About the Book
Inter-organizational relations (IOR), the study of Strategic Alliances, Joint Ventures, Partnerships, Networks and other forms of relationship between organizations, is a field of study that has burgeoned over the last four decades, but is fragemented, drawing contributions from a wide variety of disciplines, theoretical bases, and sectoral interests. The Oxford Handbook of Inter-Organizational Relations provides a structured overview of the field. With contributions from leading international experts on their particular areas of expertise, it is an authoritative introduction to its research findings. The material is organized in three main sections. The first relates to research that focuses on particular manifestations of IORs such as industry, supply, policy and project networks, public and voluntary sector partnerships, strategic alliances, and so on. The second section relates to research that stems from distinct disciplinary or theoretical bases, including, institutional theory, social networks, evolutionary theory, transaction cost economics, management process, psychology, critical theory political theory, economic geography, and the legal perspective.
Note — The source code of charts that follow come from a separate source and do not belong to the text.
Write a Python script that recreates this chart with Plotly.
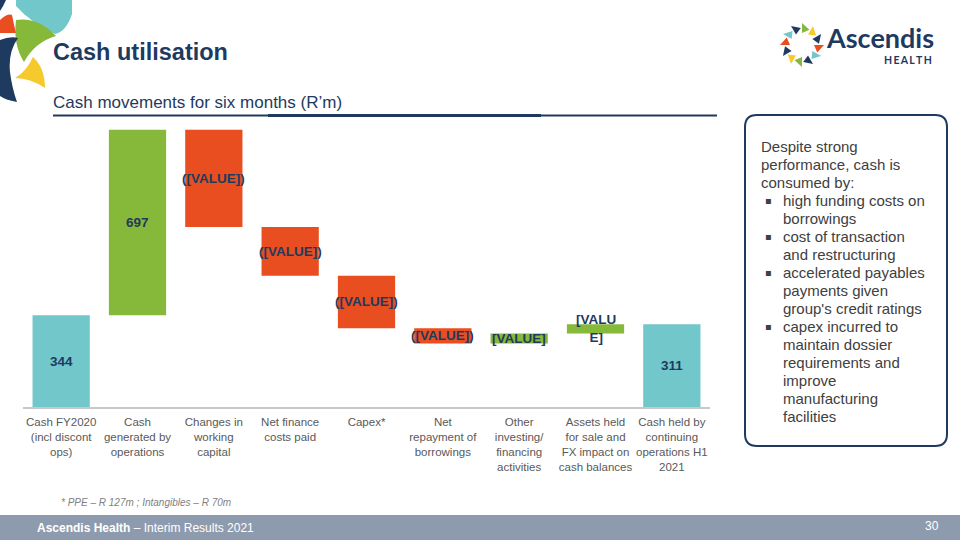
import math
import plotly.graph_objects as go

# ---------------- data ----------------
categories = [
    "Cash FY2020<br>(incl discont<br>ops)",
    "Cash<br>generated by<br>operations",
    "Changes in<br>working<br>capital",
    "Net finance<br>costs paid",
    "Capex*",
    "Net<br>repayment of<br>borrowings",
    "Other<br>investing/<br>financing<br>activities",
    "Assets held<br>for sale and<br>FX impact on<br>cash balances",
    "Cash held by<br>continuing<br>operations H1<br>2021",
]
measures = ["absolute", "relative", "relative", "relative", "relative",
            "relative", "relative", "relative", "total"]
values = [344, 697, -365, -183, -197, -58, 38, 35, 0]
bar_labels = ["344", "697", "([VALUE])", "([VALUE])", "([VALUE])",
              "([VALUE])", "[VALUE]", "[VALU<br>E]", "311"]

# ---------------- geometry ----------------
FW, FH = 960, 540
L, R, T, B = 23, 250, 114, 133
PW, PH = FW - L - R, FH - T - B

NAVY = "#1F3A5F"
TEAL = "#72C7CB"
GREEN = "#86B83A"
RED = "#E84E1F"
YELLOW = "#F6C92C"
GREY_TXT = "#595959"


def px(x):
    return (x - L) / PW


def py(y):
    return (FH - B - y) / PH


def path(points, closed=True):
    s = ""
    for cmd, pts in points:
        if cmd == "Q":
            s += "Q " + " ".join(f"{px(u):.5f},{py(w):.5f}" for u, w in pts) + " "
        else:
            for u, w in pts:
                s += f"{cmd} {px(u):.5f},{py(w):.5f} "
    if closed:
        s += "Z"
    return s


fig = go.Figure()

fig.add_trace(go.Waterfall(
    x=categories,
    y=values,
    measure=measures,
    increasing=dict(marker=dict(color=GREEN)),
    decreasing=dict(marker=dict(color=RED)),
    totals=dict(marker=dict(color=TEAL)),
    connector=dict(visible=False),
    hoverinfo="skip",
    textposition="none",
))

# bar label annotations, centred on each bar
annotations = []
running = 0
for cat, m, v, lab in zip(categories, measures, values, bar_labels):
    if m == "absolute":
        lo, hi = 0, v
        running = v
    elif m == "total":
        lo, hi = 0, running
    else:
        lo, hi = running, running + v
        running += v
    annotations.append(dict(
        x=cat, y=(lo + hi) / 2, xref="x", yref="y", text=f"<b>{lab}</b>",
        showarrow=False, font=dict(family="Liberation Sans, Arial", size=13.5, color=NAVY),
        xanchor="center", yanchor="middle",
    ))

shapes = []

# ---- title & subtitle ----
annotations.append(dict(x=px(51), y=py(52), xref="paper", yref="paper", xanchor="left",
                        yanchor="middle", showarrow=False, text="<b>Cash utilisation</b>",
                        font=dict(family="Liberation Sans, Arial", size=23.5, color=NAVY)))
annotations.append(dict(x=px(51), y=py(102), xref="paper", yref="paper", xanchor="left",
                        yanchor="middle", showarrow=False, text="Cash movements for six months (R’m)",
                        font=dict(family="Liberation Sans, Arial", size=17, color=NAVY)))
shapes.append(dict(type="line", xref="paper", yref="paper", x0=px(53), x1=px(717),
                   y0=py(115.5), y1=py(115.5), line=dict(color=NAVY, width=2)))
shapes.append(dict(type="line", xref="paper", yref="paper", x0=px(268), x1=px(541),
                   y0=py(115.5), y1=py(115.5), line=dict(color=NAVY, width=3)))

# ---- top-left logo fragments ----
logo_parts = [
    (TEAL, [("M", [(16, 0)]), ("L", [(72, 0), (72, 14)]), ("Q", [(66, 32), (55, 34)]), ("Q", [(30, 22), (16, 6)])]),
    (GREEN, [("M", [(16, 20)]), ("Q", [(38, 17), (56, 36)]), ("Q", [(35, 42), (24, 62)]), ("Q", [(13, 45), (16, 20)])]),
    (YELLOW, [("M", [(33, 57)]), ("Q", [(45, 68), (45, 88)]), ("Q", [(30, 78), (15, 78)]), ("Q", [(26, 72), (33, 57)])]),
    (RED, [("M", [(0, 20)]), ("Q", [(8, 13), (12, 15)]), ("Q", [(14, 25), (16, 33)]), ("L", [(0, 33)])]),
    (NAVY, [("M", [(0, 40)]), ("Q", [(10, 36), (18, 38)]), ("Q", [(8, 52), (10, 72)]), ("Q", [(12, 88), (17, 102)]), ("Q", [(5, 100), (0, 96)])]),
    (NAVY, [("M", [(0, 0)]), ("L", [(6, 0)]), ("Q", [(3, 7), (0, 11)])]),
]
for col, pts in logo_parts:
    shapes.append(dict(type="path", xref="paper", yref="paper", path=path(pts),
                       fillcolor=col, line=dict(width=0)))

# ---- top-right logo ----
cx, cy = 802, 45
ring_cols = [GREEN, YELLOW, NAVY, RED, TEAL, NAVY, GREEN, YELLOW, NAVY, RED, TEAL, NAVY]
for i, col in enumerate(ring_cols):
    ang = math.radians(-90 + i * 30)
    ang2 = ang + math.radians(26)
    p1 = (cx + 12 * math.cos(ang), cy + 12 * math.sin(ang))
    p2 = (cx + 22 * math.cos(ang), cy + 22 * math.sin(ang))
    p3 = (cx + 17 * math.cos(ang2), cy + 17 * math.sin(ang2))
    shapes.append(dict(type="path", xref="paper", yref="paper",
                       path=path([("M", [p1]), ("L", [p2, p3])]),
                       fillcolor=col, line=dict(width=0)))
annotations.append(dict(x=px(824), y=py(38), xref="paper", yref="paper", xanchor="left",
                        yanchor="middle", showarrow=False, text="<b>Ascendis</b>",
                        font=dict(family="Lato, Liberation Sans", size=27, color=NAVY)))
annotations.append(dict(x=px(934), y=py(60), xref="paper", yref="paper", xanchor="right",
                        yanchor="middle", showarrow=False,
                        text="<b>H\u2009E\u2009A\u2009L\u2009T\u2009H</b>",
                        font=dict(family="Lato, Liberation Sans", size=10.5, color=NAVY)))

# ---- text box ----
bx0, bx1, by0, by1, rr = 745, 947, 115, 446, 12
box = [("M", [(bx0 + rr, by0)]), ("L", [(bx1 - rr, by0)]), ("Q", [(bx1, by0), (bx1, by0 + rr)]),
       ("L", [(bx1, by1 - rr)]), ("Q", [(bx1, by1), (bx1 - rr, by1)]),
       ("L", [(bx0 + rr, by1)]), ("Q", [(bx0, by1), (bx0, by1 - rr)]),
       ("L", [(bx0, by0 + rr)]), ("Q", [(bx0, by0), (bx0 + rr, by0)])]
shapes.append(dict(type="path", xref="paper", yref="paper", path=path(box),
                   fillcolor="white", line=dict(color=NAVY, width=2)))

box_lines = [
    (0, "Despite strong"),
    (0, "performance, cash is"),
    (0, "consumed by:"),
    (1, "high funding costs on"),
    (2, "borrowings"),
    (1, "cost of transaction"),
    (2, "and restructuring"),
    (1, "accelerated payables"),
    (2, "payments given"),
    (2, "group's credit ratings"),
    (1, "capex incurred to"),
    (2, "maintain dossier"),
    (2, "requirements and"),
    (2, "improve"),
    (2, "manufacturing"),
    (2, "facilities"),
]
for i, (lvl, txt) in enumerate(box_lines):
    yy = 146 + 18 * i
    xx = 759 if lvl == 0 else 781
    annotations.append(dict(x=px(xx), y=py(yy), xref="paper", yref="paper", xanchor="left",
                            yanchor="middle", showarrow=False, text=txt,
                            font=dict(family="Liberation Sans, Arial", size=15, color="#404040")))
    if lvl == 1:
        annotations.append(dict(x=px(763), y=py(yy), xref="paper", yref="paper", xanchor="left",
                                yanchor="middle", showarrow=False, text="▪",
                                font=dict(family="DejaVu Sans", size=10, color="#404040")))

# ---- footnote ----
annotations.append(dict(x=px(59), y=py(502), xref="paper", yref="paper", xanchor="left",
                        yanchor="middle", showarrow=False,
                        text="<i>* PPE – R 127m ; Intangibles – R 70m</i>",
                        font=dict(family="Liberation Sans Narrow, Liberation Sans", size=10, color="#7F7F7F")))

# ---- footer ----
shapes.append(dict(type="rect", xref="paper", yref="paper", x0=px(0), x1=px(960),
                   y0=py(540), y1=py(515), fillcolor="#8E9BAE", line=dict(width=0)))
annotations.append(dict(x=px(35), y=py(527.5), xref="paper", yref="paper", xanchor="left",
                        yanchor="middle", showarrow=False,
                        text="<b>Ascendis Health</b> – Interim Results 2021",
                        font=dict(family="Liberation Sans Narrow, Liberation Sans", size=12, color="white")))
annotations.append(dict(x=px(941), y=py(526), xref="paper", yref="paper", xanchor="right",
                        yanchor="middle", showarrow=False, text="30",
                        font=dict(family="Liberation Sans Narrow, Liberation Sans", size=12, color="white")))

fig.update_layout(
    width=FW, height=FH,
    margin=dict(l=L, r=R, t=T, b=B, autoexpand=False),
    paper_bgcolor="white", plot_bgcolor="white",
    showlegend=False,
    waterfallgap=0.25,
    shapes=shapes,
    annotations=annotations,
    xaxis=dict(showline=True, linecolor="#C8C8C8", linewidth=2, ticks="",
               showgrid=False, zeroline=False, fixedrange=True, ticklabelstandoff=3,
               tickfont=dict(family="Liberation Sans, Arial", size=11.5, color=GREY_TXT)),
    yaxis=dict(visible=False, range=[0, 1100], fixedrange=True),
)

fig.write_html(
    "out.html",
    config={"displayModeBar": False},
    post_script="document.body.style.margin='0';document.body.style.overflow='hidden';",
)
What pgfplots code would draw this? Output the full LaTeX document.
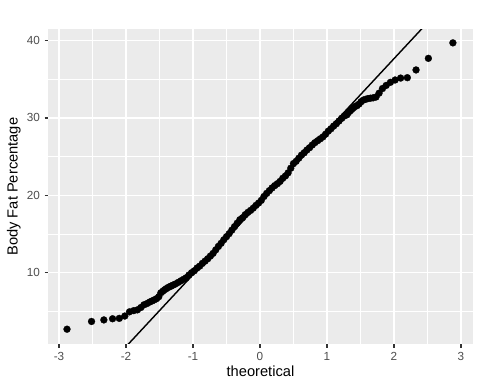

The third section focuses on key topics in contemporary IOR topics--or those that will become so in the future. These include, trust, power, development interventions, social capital, learning and knowledge, dynamics and change, and evaluation. About the Series
Oxford Handbooks in Business & Management bring together the world's leading scholars on the subject to discuss current research and the latest thinking in a range of interrelated topics including Strategy, Organizational Behavior, Public Management, International Business, and many others. Containing completely new essays with extensive referencing to further reading and key ideas, the volumes, in hardback or paperback, serve as both a thorough introduction to a topic and a useful desk reference for scholars and advanced students alike.
About the Author:
Steve Cropper is Professor in Management at the Centre for Health Planning and Management and first Director of the Institute for Public Policy and Management at Keele University, UK. His research concerns strategy making, decision support and inter-agency collaborative working in health and public services, working closely with policy makers and practitioners. He is inaugural chair of an advisory committee for the National Health Service's 'Research for Patient Benefit' programme. Current research projects are tracing the formation and development, over time, of partnerships and networks in community and health care settings using ethnographic, process evaluation and action research. He is co-editor of three other books and author of a series of papers on collaborative inter-organizational processes. He is a steering group member and former convenor of the Special Interest Group on Inter-Organizational Relations of the British Academy of Management. Mark Ebers is Professor of Business
Administration, Corporate Development and Organization, at Cologne University, Germany, since 2004. He has been International Visiting Fellow at the Advanced Institute of Management (AIM, UK) in 2006, visiting professor at Tilburg University (2004), Harvard Business School (2002), Harvard University (1997), and Bocconi University (1996). In 1989/90 he was a John F. Kennedy Memorial Fellow at Harvard University. He has edited The Formation of Inter-Organizational Networks (OUP, 1997), co-edited a Special Issues of International Studies of Management & Organization on industry networks (vol. 27, no. 4, 1997-98), and has published a number of articles on inter-organizational relations. He is co-founder and co-organizer of the EGOS Standing Working Group on Business Networks, and has convened sub-themes on inter-organizational relations at five EGOS colloquia. Chris Huxham is a Senior Fellow of the ESRC/EPSRC Advanced Institute of Management Research, Professor of Management at the
University of Strathclyde Business School and Chair of the British Academy of Management. She has been researching in this area for more than 17 years and has a large number of publications in the area. She has three times received awards from the Academy of Management for articles based on this work. This work is brought together in her book, Managing to Collaborate: the Theory and Practice of Collaborative Advantage (Routledge, 2005). She is editor of Creating Collaborative Advantage (Sage, 1996), which brought together contributions from authors in the United States and Europe. She was Founding Convenor of the British Academy of Management's Special Interest Group on Inter-Organizational Relations and co-founder of the annual International Conference on Multi-organizational Partnerships, Alliances and Networks (MOPAN), now in its fourteenth year. Peter Smith Ring has been a faculty member at Loyola Marymount University since 1990, and Professor of Strategic Management since 1994.
Previously, he was an Associate Professor on the faculty at the Carlson School of Management, University of Minnesota. Professor Ring has been engaged in the study of cooperative inter-organizational relationships since 1984. His research focuses on networks and strategic alliances, the processes for managing strategic alliances, the role of trust in inter-organizational relationships, and public sector-private sector collaboration. The results of this research have been published in a number of leading journals as well as in a number of chapters in research monographs. Professor Ring has been a Fulbright Scholar at Nanyang Business School, Republic of Singapore and a visiting research scholar and/or visiting professor at a wide range of leading international universities.